Así, no sería del todo aventurado afirmar que en épocas propensas a los discursos ideológicos la política partidista es, básicamente, un conflicto de intereses que se disfraza como lucha de principios y en otras suele consistir en el manejo encubiertos de los intereses públicos en beneficio privado.

4 comentarios:

luis quintana dijo...

estimado hernando nieto

ha fallecido el sacerdote jesuita vicente santuc... que opinion tiene usted de su pensamiento filosofico y politico?

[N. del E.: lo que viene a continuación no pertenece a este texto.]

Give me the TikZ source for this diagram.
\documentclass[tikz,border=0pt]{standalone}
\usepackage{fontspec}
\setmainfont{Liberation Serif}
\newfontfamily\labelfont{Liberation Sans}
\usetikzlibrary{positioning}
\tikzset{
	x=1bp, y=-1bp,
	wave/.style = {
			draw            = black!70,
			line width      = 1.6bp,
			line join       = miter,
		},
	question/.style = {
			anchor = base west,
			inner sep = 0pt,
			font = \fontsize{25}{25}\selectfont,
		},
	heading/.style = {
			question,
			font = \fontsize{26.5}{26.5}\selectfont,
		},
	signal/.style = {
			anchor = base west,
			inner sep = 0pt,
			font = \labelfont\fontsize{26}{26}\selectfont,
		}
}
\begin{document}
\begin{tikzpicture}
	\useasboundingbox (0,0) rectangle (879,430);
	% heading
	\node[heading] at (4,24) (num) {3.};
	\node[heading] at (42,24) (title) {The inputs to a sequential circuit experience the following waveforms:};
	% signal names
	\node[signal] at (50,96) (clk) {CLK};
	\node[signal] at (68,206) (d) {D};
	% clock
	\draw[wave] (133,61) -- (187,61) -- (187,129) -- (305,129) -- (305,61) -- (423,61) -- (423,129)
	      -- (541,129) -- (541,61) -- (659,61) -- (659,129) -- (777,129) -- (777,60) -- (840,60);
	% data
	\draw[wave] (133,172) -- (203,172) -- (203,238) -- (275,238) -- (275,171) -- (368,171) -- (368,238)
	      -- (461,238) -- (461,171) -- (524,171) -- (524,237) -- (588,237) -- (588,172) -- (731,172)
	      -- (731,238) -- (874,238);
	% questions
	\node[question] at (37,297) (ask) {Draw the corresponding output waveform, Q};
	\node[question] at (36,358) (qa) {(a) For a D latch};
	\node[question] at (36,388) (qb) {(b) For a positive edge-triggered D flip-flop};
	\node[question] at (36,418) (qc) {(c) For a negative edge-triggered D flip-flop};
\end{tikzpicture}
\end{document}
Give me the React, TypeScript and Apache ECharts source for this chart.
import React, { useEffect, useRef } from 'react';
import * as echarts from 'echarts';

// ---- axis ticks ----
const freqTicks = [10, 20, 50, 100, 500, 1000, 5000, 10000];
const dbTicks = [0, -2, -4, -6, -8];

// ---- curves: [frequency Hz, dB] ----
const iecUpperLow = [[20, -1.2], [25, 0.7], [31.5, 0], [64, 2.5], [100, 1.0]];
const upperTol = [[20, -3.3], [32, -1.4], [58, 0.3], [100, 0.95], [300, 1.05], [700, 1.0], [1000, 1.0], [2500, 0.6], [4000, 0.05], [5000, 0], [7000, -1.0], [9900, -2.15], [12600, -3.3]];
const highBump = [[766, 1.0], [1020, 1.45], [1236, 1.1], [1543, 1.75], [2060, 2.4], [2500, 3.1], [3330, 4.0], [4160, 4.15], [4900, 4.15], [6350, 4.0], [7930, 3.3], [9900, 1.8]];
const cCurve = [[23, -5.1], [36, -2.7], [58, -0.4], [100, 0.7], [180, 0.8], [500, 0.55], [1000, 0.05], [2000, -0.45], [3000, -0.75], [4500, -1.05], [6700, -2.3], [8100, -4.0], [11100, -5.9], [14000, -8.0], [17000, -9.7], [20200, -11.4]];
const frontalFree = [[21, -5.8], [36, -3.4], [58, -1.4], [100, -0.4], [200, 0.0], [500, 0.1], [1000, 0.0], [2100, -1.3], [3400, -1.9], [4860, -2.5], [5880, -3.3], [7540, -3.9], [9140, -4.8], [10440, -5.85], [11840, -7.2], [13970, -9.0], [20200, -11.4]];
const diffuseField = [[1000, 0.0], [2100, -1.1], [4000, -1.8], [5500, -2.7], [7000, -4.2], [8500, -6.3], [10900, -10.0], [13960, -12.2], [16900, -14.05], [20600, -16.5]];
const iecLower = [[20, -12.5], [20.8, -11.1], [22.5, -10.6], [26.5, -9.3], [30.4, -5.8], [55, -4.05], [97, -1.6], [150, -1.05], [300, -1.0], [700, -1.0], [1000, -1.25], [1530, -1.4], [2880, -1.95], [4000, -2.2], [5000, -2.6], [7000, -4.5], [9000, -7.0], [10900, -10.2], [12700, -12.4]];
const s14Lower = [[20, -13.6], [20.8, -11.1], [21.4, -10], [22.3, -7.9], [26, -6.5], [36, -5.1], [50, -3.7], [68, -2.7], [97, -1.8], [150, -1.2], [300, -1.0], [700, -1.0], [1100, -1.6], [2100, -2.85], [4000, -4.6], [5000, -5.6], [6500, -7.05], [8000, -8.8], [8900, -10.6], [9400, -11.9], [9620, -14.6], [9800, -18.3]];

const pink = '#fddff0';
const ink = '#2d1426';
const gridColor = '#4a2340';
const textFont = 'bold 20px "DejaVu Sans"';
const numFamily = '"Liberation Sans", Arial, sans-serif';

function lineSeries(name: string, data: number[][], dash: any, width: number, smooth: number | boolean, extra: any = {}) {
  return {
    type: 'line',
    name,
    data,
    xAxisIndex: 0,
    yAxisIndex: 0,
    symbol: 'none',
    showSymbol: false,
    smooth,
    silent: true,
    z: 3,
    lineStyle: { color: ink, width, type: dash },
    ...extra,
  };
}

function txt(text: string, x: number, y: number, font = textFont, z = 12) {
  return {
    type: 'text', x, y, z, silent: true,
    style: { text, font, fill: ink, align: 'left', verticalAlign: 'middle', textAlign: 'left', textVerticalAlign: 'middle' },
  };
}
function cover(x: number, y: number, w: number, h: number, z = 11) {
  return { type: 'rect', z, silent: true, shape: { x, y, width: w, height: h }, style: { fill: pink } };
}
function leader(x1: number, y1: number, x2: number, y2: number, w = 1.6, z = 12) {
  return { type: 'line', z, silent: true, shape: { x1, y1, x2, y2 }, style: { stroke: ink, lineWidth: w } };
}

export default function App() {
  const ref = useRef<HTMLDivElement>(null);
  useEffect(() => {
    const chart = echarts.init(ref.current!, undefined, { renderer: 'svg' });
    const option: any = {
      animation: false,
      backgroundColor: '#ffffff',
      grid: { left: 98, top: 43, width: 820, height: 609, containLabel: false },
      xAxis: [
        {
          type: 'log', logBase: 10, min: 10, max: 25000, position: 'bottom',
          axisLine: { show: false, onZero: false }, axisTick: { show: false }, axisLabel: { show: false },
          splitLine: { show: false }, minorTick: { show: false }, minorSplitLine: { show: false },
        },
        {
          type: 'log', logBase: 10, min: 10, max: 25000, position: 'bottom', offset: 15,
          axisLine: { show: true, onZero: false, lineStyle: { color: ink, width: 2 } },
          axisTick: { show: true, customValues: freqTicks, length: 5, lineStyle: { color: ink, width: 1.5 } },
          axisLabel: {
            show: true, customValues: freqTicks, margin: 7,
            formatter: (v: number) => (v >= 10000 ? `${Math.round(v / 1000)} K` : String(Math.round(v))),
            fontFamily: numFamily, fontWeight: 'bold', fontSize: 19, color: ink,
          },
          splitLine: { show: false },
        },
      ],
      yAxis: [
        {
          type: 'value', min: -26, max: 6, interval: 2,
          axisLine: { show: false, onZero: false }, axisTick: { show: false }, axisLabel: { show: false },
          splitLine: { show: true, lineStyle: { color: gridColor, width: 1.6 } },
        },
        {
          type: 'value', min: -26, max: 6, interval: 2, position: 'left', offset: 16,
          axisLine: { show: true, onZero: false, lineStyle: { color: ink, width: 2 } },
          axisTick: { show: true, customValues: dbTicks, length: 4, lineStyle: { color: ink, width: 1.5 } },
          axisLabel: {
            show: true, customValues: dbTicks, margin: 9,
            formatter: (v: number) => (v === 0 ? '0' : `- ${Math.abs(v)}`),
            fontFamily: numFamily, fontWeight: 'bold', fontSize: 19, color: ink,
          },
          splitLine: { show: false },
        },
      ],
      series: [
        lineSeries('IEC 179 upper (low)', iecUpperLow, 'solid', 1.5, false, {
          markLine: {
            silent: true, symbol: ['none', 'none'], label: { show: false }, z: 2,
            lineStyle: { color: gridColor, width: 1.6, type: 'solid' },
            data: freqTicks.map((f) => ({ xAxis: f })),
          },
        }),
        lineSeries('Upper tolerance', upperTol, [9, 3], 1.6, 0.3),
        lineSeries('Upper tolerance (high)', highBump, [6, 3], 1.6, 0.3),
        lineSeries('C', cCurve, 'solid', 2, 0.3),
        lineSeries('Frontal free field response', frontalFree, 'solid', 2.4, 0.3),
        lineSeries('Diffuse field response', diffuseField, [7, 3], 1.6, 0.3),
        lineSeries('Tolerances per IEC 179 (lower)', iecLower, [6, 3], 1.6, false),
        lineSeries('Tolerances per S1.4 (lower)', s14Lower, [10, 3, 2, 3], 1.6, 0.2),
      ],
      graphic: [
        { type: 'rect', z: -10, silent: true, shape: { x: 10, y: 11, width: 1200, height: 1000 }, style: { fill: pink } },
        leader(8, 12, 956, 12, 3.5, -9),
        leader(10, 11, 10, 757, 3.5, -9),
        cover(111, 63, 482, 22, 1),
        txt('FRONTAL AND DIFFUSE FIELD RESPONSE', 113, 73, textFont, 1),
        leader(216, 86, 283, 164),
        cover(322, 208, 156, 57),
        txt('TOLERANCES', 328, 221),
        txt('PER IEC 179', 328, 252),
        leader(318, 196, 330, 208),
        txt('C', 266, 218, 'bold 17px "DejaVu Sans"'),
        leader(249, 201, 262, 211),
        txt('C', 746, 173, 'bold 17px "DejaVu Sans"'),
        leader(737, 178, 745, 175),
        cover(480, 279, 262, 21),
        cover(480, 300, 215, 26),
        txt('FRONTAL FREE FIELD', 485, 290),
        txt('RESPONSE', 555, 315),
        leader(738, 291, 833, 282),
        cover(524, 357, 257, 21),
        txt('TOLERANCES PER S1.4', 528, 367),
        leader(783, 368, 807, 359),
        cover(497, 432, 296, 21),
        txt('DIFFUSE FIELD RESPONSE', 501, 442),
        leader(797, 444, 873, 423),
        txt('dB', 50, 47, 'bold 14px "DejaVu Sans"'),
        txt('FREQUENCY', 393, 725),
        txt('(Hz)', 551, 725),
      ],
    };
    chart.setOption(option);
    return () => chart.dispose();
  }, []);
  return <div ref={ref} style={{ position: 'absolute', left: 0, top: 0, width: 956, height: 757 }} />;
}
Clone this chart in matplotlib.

Eduardo Hernando Nieto dijo...

hola, bueno lo conoci personalmente en un evento sobre pensamiento politico que organice hace varios años atras. Mostro cierto interes por Leo Strauss, me parecio simpatico pero no he leido ninguno de sus textos para ser honesto quiza por ciertos prejuicios frente a sus claras orientaciones liberales igualitarias que no son de mis simpatias y que son dominantes en la Universidad que fundo.
saludos
eduardo

luis quintana dijo...

gracias profesor por su respuesta.

tengo pensando estudiar filosofia pero me interesa dos ramas de la filosofia: filosfia de la religion y filosofia politica. estoy en duda si en estudiar en la facultad de teologia pontificia de lima o en la universidad jesuita antonio ruiz de montoya. cual me recomienda? en cual de las dos puedo aprender mejor filosofia politica? no se que linea tienen las dos.

luis quintana dijo...

gracias profesor por su respuesta.

tengo pensando estudiar filosofia pero me interesa dos ramas de la filosofia: filosfia de la religion y filosofia politica. estoy en duda si en estudiar en la facultad de teologia pontificia de lima o en la universidad jesuita antonio ruiz de montoya. cual me recomienda? en cual de las dos puedo aprender mejor filosofia politica? no se que linea tienen las dos.